Les hoirs anoblis purent s’allier aux plus anciennes et illustres familles. Ce privilège énorme s’accrut avec la lignée, à ce point que l’historien de la Navarre, Favyn, disait que « les plus riches marchands venaient des villes frontières de ce royaume pour jouir des avantages d’icelle franchise, prendre femme à Etampes et aux environs, afin de pouvoir, en toute liberté, trafiquer francs et quittes de tous droits et passages. Et ces filles, par ce moyen, richement mariées sans bourse délier. Numerabant in dote triumphos »

Cette « franchise » avait ses gardes chargés de la défendre. Elle disposait d’une chambre « camera » pour la conservation des titres et autres objets concernant le privilège. Le document est ainsi rédigé :

« Le roi a ordonné, en outre à ses serviteurs d’Etampes, de garder à Châlo sa chambre, parce que Châlo doit garder Etampes et veiller soigneusement à la conservation d’Etampes (quia Clallo debet custodire Stampas) »

D’autre part, de hautes obligations s’imposaient à la lignée. Ils escortaient et veillaient le corps des rois et reines en passage à Etampes. Au cours des siècles, le nombre de ceux qui s’en prévalaient était tel que les rois effrayés avaient mis successivement tout en œuvre pour arrêter cette marée montante qui menaçait de submerger tous les budgets et de tarir la source des revenus les plus lucratifs du Trésor. Après des restrictions sans nombre, sur les droits et les exemptions, Henry III en 1578 qualifiait encore « d’excessif » le nombre des prétendus descendants d’Eudes Le Maire.

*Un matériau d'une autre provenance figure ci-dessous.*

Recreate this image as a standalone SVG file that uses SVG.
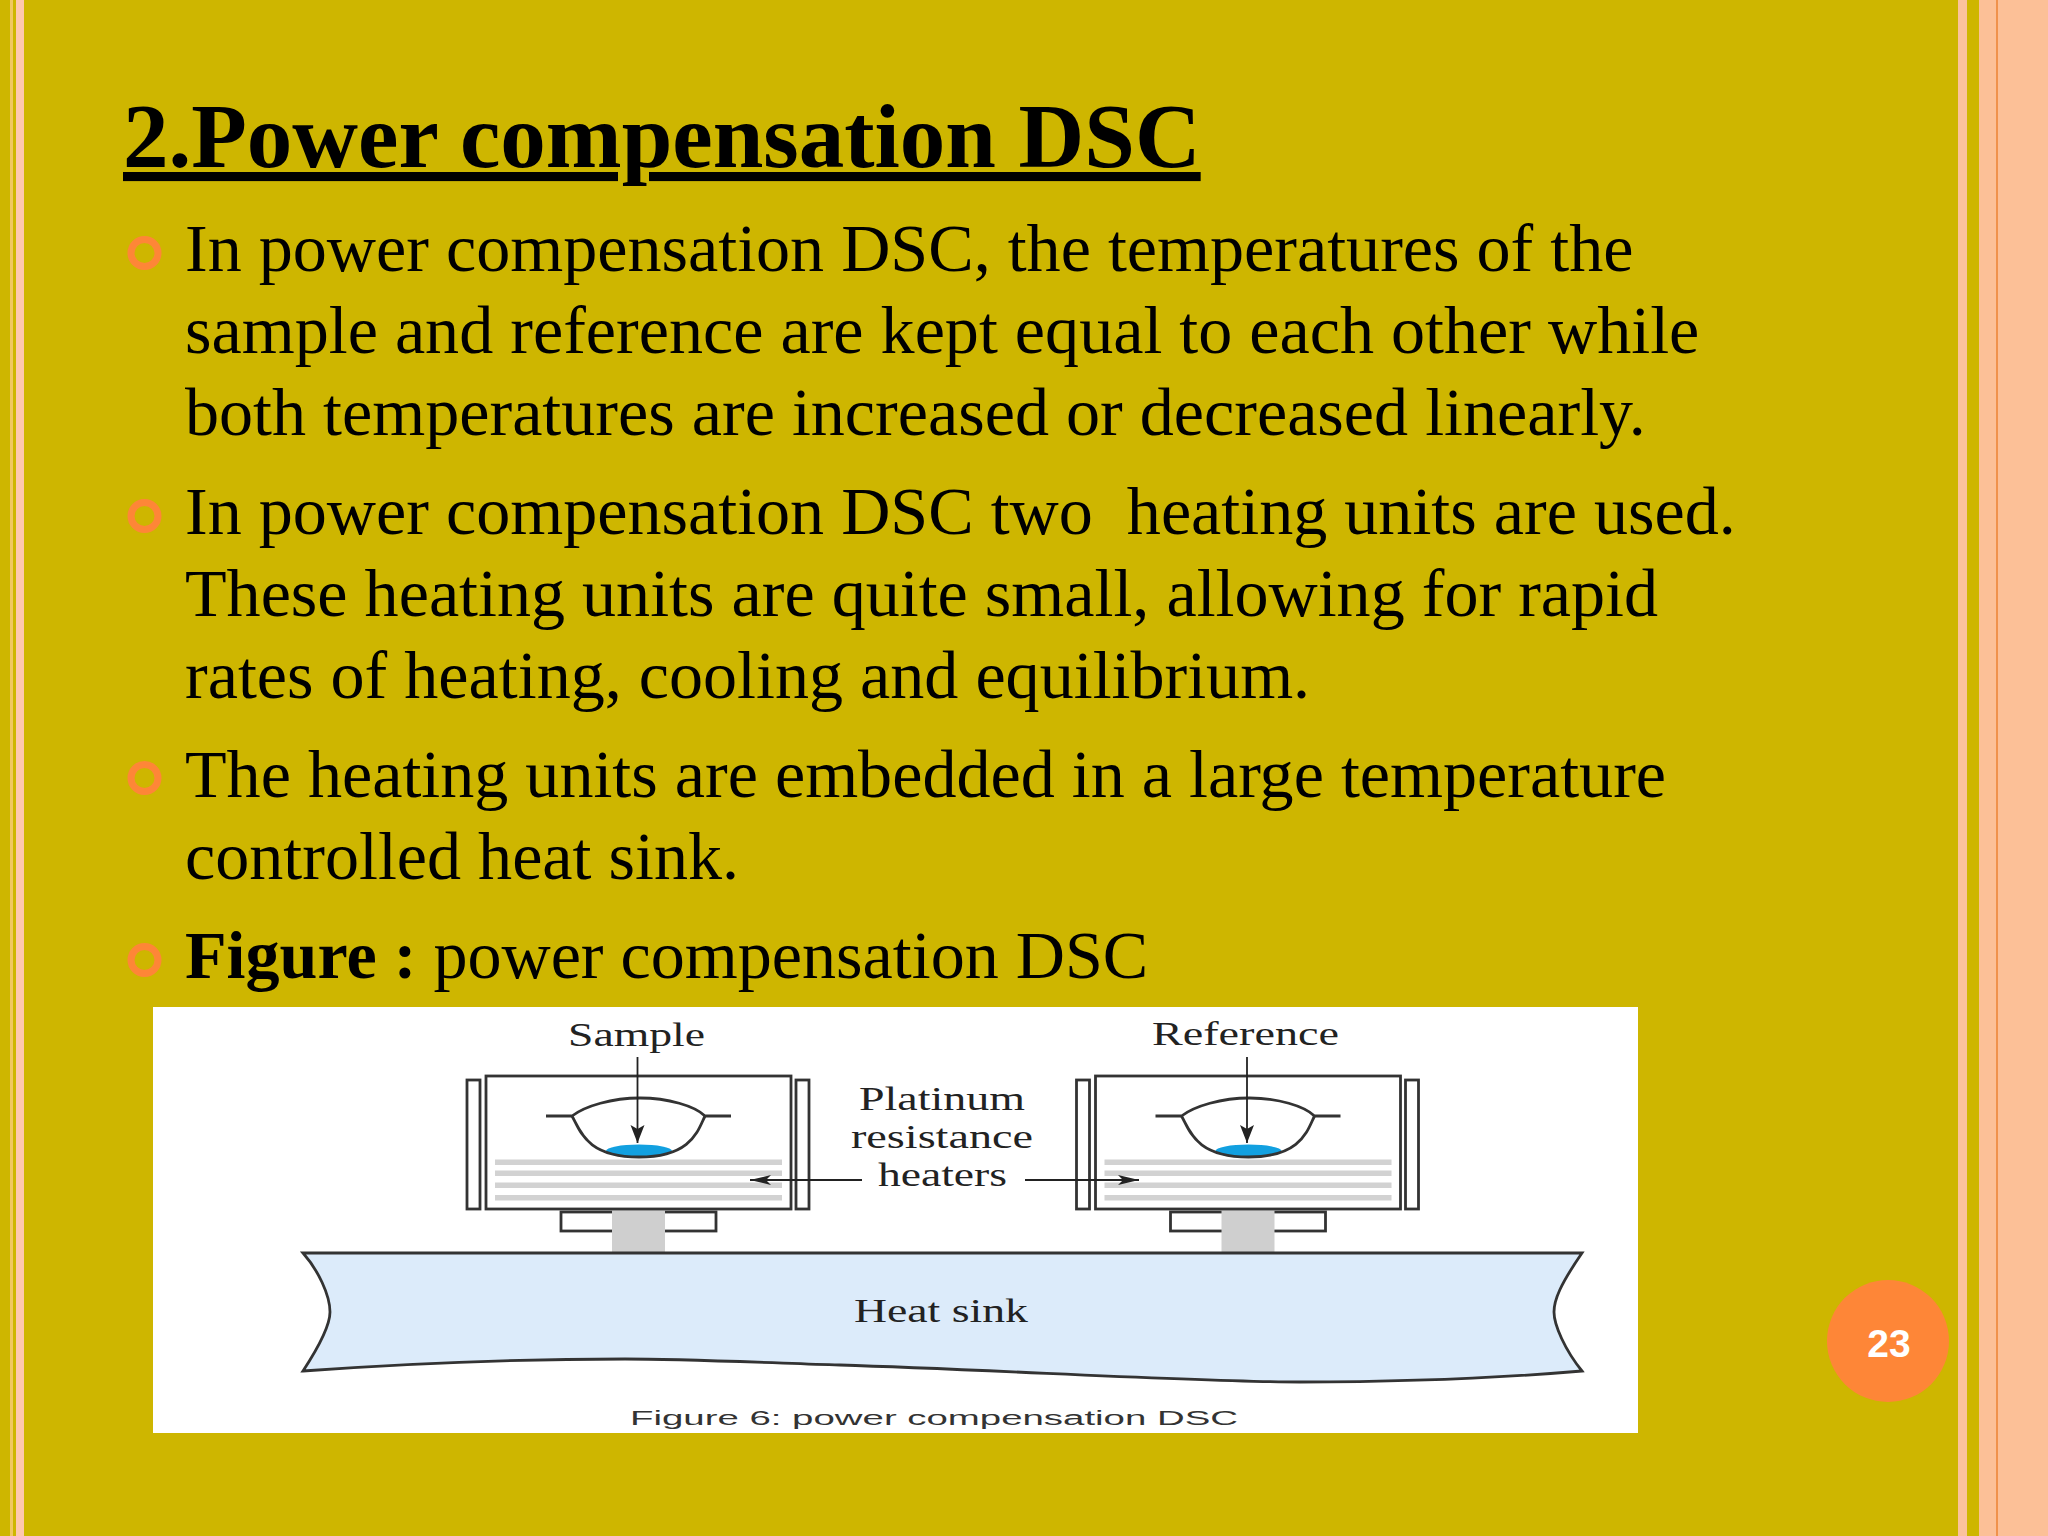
<svg xmlns="http://www.w3.org/2000/svg" width="2048" height="1536" viewBox="0 0 2048 1536">
<style>
.body{font-family:"Liberation Serif","Times New Roman",serif;font-size:68.1px;fill:#000}
.fig{font-family:"Liberation Serif","Times New Roman",serif;font-size:33px;fill:#222}
.cap{font-family:"Liberation Sans",Arial,sans-serif;font-size:20px;fill:#333;font-weight:500}
.bul{fill:none;stroke:#fe8637;stroke-width:7}
.ln{fill:none;stroke:#333;stroke-width:2.800}
.thin{fill:none;stroke:#222;stroke-width:1.800}
.hb{fill:#d2d2d2}
.col{fill:#cfcfcf}
.liq{fill:#12a0e0}
</style>
<defs>
<marker id="headV" markerUnits="userSpaceOnUse" markerWidth="20" markerHeight="16" refX="18" refY="8" orient="auto"><path d="M0,1 L18,8 L0,15 L4,8 Z" fill="#222"/></marker>
<marker id="headH" markerUnits="userSpaceOnUse" markerWidth="22" markerHeight="12" refX="21" refY="6" orient="auto"><path d="M0,1 L21,6 L0,11 L5,6 Z" fill="#222"/></marker>
<g id="cell">
<rect class="ln" x="467" y="1080" width="13" height="129"/>
<rect class="ln" x="796" y="1080" width="13" height="129"/>
<rect class="ln" x="561" y="1212" width="155" height="19"/>
<rect class="col" x="612" y="1210" width="53" height="42"/>
<rect class="hb" x="495" y="1159.500" width="287" height="5.500"/>
<rect class="hb" x="495" y="1170.500" width="287" height="5.500"/>
<rect class="hb" x="495" y="1182.500" width="287" height="5.500"/>
<rect class="hb" x="495" y="1195" width="287" height="5.500"/>
<rect class="ln" x="486" y="1076" width="305" height="133"/>
<ellipse class="liq" cx="639" cy="1151" rx="33" ry="6.500"/>
<path class="ln" d="M546,1116 H572 C585,1106 612,1098 640,1098 C668,1098 695,1106 705,1116 H731"/>
<path class="ln" d="M572,1116 C580,1130 586,1157 639,1157 C692,1157 698,1130 705,1116"/>
</g>
</defs>
<g id="background">
<rect width="2048" height="1536" fill="#ceb600"/>
<rect x="10" width="3" height="1536" fill="#f0c860"/>
<rect x="16" width="8" height="1536" fill="#fec8ae"/>
<rect x="1958" width="9" height="1536" fill="#fbc29c"/>
<rect x="1979" width="69" height="1536" fill="#fcc097"/>
<rect x="1996" width="2" height="1536" fill="#f0924c"/>
</g>
<g id="title"><text x="123" y="167" font-family="'Liberation Serif','Times New Roman',serif" font-size="91" font-weight="bold" text-decoration="underline">2.Power compensation DSC</text></g>
<g id="bullets">
<circle class="bul" cx="144.500" cy="253" r="13.500"/>
<circle class="bul" cx="144.500" cy="516" r="13.500"/>
<circle class="bul" cx="144.500" cy="778" r="13.500"/>
<circle class="bul" cx="144.500" cy="960" r="13.500"/>
</g>
<g id="content">
<text class="body" x="185" y="271">In power compensation DSC, the temperatures of the</text>
<text class="body" x="185" y="353">sample and reference are kept equal to each other while</text>
<text class="body" x="185" y="435">both temperatures are increased or decreased linearly.</text>
<text class="body" x="185" y="534" xml:space="preserve">In power compensation DSC two  heating units are used.</text>
<text class="body" x="185" y="616">These heating units are quite small, allowing for rapid</text>
<text class="body" x="185" y="698">rates of heating, cooling and equilibrium.</text>
<text class="body" x="185" y="797">The heating units are embedded in a large temperature</text>
<text class="body" x="185" y="879">controlled heat sink.</text>
<text class="body" x="185" y="978"><tspan font-weight="bold">Figure : </tspan>power compensation DSC</text>
</g>
<g id="figure">
<rect x="153" y="1007" width="1485" height="426" fill="#fff"/>
<g id="sample-cell"><use href="#cell"/></g>
<g id="reference-cell"><use href="#cell" x="609.500"/></g>
<g id="heat-sink">
<path d="M303,1253 H1582 C1560,1285 1554,1300 1554,1312 C1554,1325 1565,1350 1582,1371 C1500,1378 1400,1382 1300,1382 C1200,1382 1000,1370 840,1365 C750,1362 680,1359 625,1359 C520,1359 400,1364 303,1371 C320,1345 330,1325 330,1312 C330,1295 318,1270 303,1253 Z" fill="#dcebfa" stroke="#333" stroke-width="2.800"/>
</g>
<g id="connectors">
<path class="thin" d="M637.500,1057 V1143" marker-end="url(#headV)"/>
<path class="thin" d="M1247,1057 V1143" marker-end="url(#headV)"/>
<path class="thin" d="M862,1180 H750" marker-end="url(#headH)"/>
<path class="thin" d="M1025,1180 H1139" marker-end="url(#headH)"/>
</g>
<g id="figure-labels">
<text class="fig" x="568" y="1046" textLength="137" lengthAdjust="spacingAndGlyphs">Sample</text>
<text class="fig" x="1152" y="1045" textLength="187" lengthAdjust="spacingAndGlyphs">Reference</text>
<text class="fig" x="859" y="1110" textLength="166" lengthAdjust="spacingAndGlyphs">Platinum</text>
<text class="fig" x="851" y="1148" textLength="182" lengthAdjust="spacingAndGlyphs">resistance</text>
<text class="fig" x="878" y="1186" textLength="129" lengthAdjust="spacingAndGlyphs">heaters</text>
<text class="fig" x="854" y="1322" textLength="174" lengthAdjust="spacingAndGlyphs">Heat sink</text>
<text class="cap" x="630" y="1424.500" textLength="608" lengthAdjust="spacingAndGlyphs">Figure 6: power compensation DSC</text>
</g>
</g>
<g id="page-number">
<circle cx="1888" cy="1341" r="61" fill="#fe8637"/>
<text x="1889" y="1357" text-anchor="middle" font-family="'Liberation Sans',Arial,sans-serif" font-size="39" font-weight="bold" fill="#fff">23</text>
</g>
</svg>
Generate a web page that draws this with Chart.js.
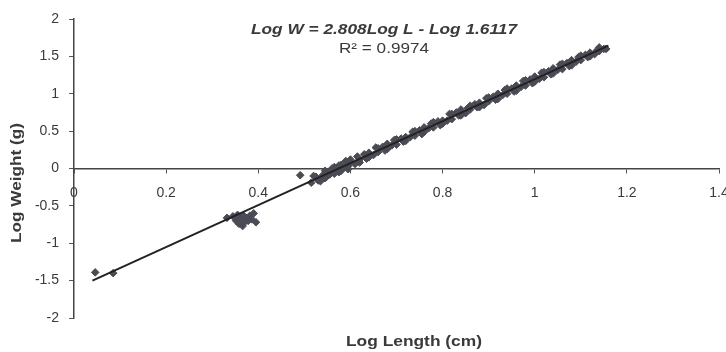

Henry IV pour sa part en comptait sept à huit mille, tous riches marchands. Trouvant la plaisanterie un peu forte, il abrogea le privilège. Mais celui-ci avait bonne constitution, il résista jusqu’au milieu du XVIIIe siècle, ayant vécu près de 670 années.

 

  • (*) Excommunication : adressée au souverain, cette sentence interdisait tout sacrement sur l’ensemble du royaume : baptêmes, mariages, funérailles y étaient proscrits.